* Directions
In the records below, tally every line containing "this". Report only the total.

* Input
•••
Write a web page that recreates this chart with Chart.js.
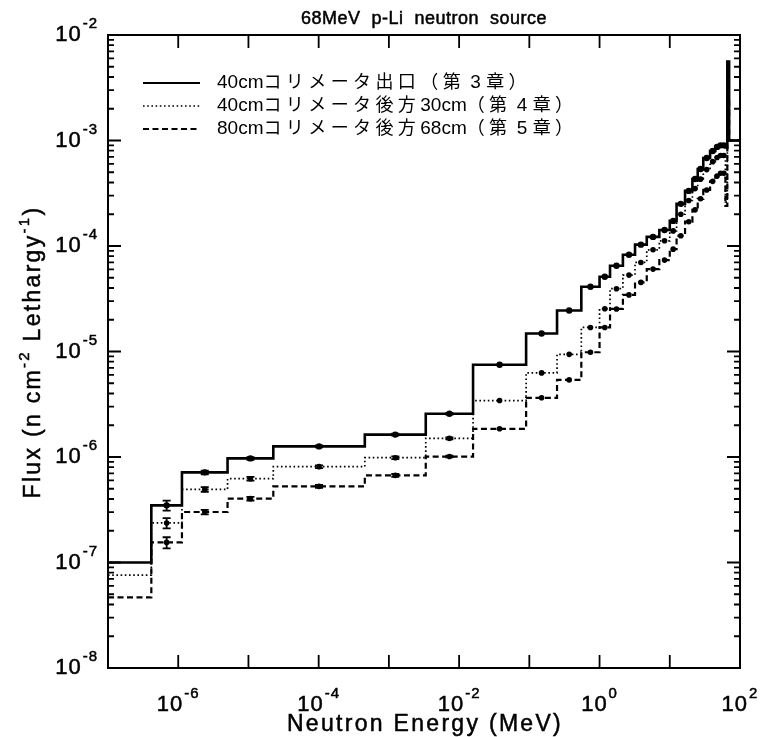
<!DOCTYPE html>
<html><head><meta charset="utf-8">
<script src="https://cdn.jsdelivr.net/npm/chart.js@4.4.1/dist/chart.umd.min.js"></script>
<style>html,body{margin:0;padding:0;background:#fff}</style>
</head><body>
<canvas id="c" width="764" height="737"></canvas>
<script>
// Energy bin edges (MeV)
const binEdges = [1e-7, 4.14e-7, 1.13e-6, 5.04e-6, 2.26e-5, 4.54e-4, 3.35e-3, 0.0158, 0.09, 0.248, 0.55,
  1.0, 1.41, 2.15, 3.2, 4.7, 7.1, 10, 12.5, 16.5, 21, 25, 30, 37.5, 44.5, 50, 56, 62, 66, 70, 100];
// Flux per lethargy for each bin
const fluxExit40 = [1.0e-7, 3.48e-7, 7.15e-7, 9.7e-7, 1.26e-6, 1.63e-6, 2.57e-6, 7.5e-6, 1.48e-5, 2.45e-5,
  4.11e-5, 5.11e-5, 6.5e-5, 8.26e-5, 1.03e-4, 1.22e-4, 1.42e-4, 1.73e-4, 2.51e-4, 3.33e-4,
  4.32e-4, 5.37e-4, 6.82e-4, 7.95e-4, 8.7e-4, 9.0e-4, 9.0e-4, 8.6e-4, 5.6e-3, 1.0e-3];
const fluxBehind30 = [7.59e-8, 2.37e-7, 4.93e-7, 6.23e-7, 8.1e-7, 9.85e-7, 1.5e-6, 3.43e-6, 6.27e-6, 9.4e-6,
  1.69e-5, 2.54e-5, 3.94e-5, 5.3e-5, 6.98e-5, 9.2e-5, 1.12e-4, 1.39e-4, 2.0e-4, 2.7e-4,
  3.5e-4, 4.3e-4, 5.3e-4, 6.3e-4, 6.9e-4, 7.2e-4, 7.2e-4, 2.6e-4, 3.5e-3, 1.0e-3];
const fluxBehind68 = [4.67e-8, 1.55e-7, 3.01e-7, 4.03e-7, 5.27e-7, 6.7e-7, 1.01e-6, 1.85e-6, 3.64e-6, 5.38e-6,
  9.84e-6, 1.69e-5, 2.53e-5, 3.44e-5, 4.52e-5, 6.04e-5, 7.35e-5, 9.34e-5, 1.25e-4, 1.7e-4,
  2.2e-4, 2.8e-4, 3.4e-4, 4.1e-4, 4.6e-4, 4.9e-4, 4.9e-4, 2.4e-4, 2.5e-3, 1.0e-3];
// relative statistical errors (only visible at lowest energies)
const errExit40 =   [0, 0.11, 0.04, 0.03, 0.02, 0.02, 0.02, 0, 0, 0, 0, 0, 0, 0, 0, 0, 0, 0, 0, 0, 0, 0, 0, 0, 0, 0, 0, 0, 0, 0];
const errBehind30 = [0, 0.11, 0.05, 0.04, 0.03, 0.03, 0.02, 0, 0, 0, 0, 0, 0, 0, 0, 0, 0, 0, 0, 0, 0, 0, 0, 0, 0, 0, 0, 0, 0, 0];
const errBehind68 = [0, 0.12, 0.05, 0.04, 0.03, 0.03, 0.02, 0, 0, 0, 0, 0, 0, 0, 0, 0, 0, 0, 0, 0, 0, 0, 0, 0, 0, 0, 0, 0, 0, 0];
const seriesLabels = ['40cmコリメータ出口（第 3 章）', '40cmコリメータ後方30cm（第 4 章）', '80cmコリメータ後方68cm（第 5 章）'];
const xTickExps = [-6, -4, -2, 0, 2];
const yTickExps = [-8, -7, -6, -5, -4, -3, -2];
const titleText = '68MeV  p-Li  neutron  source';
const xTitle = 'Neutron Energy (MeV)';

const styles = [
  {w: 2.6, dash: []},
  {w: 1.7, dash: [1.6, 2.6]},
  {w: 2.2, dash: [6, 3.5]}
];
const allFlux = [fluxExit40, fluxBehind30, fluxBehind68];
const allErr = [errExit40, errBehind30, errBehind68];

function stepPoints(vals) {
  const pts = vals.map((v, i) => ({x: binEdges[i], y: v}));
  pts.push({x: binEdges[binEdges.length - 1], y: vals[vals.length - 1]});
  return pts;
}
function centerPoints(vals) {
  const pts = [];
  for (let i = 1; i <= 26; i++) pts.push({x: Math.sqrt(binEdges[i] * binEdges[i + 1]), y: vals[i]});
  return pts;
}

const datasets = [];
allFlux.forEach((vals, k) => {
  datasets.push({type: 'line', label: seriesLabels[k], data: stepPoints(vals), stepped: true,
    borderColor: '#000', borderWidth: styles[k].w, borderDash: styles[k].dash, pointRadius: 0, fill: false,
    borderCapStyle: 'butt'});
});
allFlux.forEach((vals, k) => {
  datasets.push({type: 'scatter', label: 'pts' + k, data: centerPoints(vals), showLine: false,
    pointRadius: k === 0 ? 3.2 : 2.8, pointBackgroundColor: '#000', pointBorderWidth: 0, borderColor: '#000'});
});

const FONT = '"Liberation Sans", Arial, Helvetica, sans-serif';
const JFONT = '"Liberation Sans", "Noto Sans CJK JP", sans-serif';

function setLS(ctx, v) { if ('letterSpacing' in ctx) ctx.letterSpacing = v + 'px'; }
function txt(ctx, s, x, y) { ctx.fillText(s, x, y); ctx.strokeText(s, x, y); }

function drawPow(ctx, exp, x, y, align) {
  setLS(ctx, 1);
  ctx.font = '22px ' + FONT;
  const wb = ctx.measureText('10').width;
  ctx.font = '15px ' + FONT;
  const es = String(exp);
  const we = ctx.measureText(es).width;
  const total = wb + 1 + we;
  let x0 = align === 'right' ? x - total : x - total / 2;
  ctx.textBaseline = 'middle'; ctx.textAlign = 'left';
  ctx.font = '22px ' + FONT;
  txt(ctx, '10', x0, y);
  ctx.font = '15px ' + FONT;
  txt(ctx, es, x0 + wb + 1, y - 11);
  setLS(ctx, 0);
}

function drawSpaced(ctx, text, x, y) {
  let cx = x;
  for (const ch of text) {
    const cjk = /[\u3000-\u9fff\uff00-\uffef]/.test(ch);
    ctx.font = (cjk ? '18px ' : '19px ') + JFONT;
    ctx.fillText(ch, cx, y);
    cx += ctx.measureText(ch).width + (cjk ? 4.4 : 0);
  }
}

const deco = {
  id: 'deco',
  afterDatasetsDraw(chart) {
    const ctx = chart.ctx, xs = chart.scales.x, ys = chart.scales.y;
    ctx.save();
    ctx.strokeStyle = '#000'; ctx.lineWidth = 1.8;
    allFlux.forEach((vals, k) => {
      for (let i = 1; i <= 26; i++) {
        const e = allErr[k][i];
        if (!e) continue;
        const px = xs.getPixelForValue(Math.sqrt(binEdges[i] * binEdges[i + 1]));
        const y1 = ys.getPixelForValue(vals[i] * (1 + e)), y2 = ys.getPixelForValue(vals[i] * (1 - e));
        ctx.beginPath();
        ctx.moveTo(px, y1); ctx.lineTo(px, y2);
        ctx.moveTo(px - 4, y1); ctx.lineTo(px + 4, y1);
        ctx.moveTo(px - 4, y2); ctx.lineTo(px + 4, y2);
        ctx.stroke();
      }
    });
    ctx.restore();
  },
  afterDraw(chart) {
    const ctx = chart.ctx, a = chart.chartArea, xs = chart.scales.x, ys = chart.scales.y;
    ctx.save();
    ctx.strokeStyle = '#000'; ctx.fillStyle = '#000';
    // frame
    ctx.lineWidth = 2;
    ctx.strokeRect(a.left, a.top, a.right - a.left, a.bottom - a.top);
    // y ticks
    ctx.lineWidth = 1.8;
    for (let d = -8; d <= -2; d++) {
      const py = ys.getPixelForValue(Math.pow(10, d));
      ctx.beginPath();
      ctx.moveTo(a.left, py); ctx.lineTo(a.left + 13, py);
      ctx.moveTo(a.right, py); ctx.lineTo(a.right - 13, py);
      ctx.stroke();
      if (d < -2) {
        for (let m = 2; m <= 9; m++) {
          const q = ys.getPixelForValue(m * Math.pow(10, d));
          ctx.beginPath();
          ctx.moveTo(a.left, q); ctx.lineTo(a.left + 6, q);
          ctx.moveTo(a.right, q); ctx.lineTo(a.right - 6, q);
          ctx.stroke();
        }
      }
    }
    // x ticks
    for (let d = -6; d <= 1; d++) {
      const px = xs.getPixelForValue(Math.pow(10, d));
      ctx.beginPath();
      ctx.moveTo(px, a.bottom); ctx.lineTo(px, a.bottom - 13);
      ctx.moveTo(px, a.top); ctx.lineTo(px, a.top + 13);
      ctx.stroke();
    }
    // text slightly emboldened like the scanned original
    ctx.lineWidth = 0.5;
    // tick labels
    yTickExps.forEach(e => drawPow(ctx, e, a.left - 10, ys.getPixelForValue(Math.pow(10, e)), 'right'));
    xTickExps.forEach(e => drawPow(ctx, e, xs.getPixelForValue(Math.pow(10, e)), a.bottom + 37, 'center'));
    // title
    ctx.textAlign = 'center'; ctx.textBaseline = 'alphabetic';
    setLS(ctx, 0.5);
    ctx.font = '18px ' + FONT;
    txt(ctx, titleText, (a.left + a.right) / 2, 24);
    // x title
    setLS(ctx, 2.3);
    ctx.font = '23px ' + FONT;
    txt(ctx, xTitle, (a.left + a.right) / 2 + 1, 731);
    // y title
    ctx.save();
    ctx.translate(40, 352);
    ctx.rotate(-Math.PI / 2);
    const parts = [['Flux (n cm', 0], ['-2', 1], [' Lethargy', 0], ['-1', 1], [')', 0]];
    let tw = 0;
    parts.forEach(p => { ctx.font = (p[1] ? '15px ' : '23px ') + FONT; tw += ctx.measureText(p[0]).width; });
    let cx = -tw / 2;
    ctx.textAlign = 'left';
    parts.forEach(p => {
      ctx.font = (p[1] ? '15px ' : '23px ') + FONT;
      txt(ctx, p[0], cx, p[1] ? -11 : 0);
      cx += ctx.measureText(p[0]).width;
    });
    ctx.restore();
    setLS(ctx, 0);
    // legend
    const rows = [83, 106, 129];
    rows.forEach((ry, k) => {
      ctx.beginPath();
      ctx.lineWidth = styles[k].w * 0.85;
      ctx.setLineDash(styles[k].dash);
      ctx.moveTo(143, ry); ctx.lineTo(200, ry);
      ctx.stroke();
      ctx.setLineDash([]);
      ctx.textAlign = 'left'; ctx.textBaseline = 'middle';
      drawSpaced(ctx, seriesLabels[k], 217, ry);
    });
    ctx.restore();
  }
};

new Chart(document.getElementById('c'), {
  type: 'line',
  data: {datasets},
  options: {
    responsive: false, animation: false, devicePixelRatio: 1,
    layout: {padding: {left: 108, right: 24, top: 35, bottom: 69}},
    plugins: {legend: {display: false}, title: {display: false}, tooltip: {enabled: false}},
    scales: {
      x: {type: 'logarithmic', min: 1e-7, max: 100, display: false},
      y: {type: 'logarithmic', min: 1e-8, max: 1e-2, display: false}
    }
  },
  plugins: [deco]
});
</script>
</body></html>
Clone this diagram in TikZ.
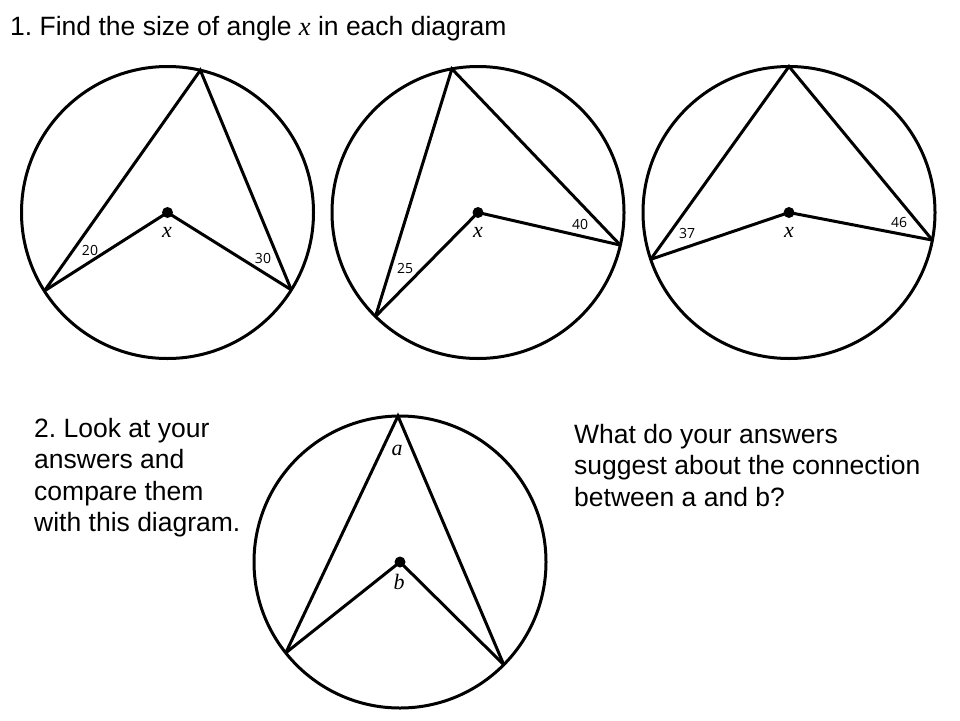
•••
* Problem solution
2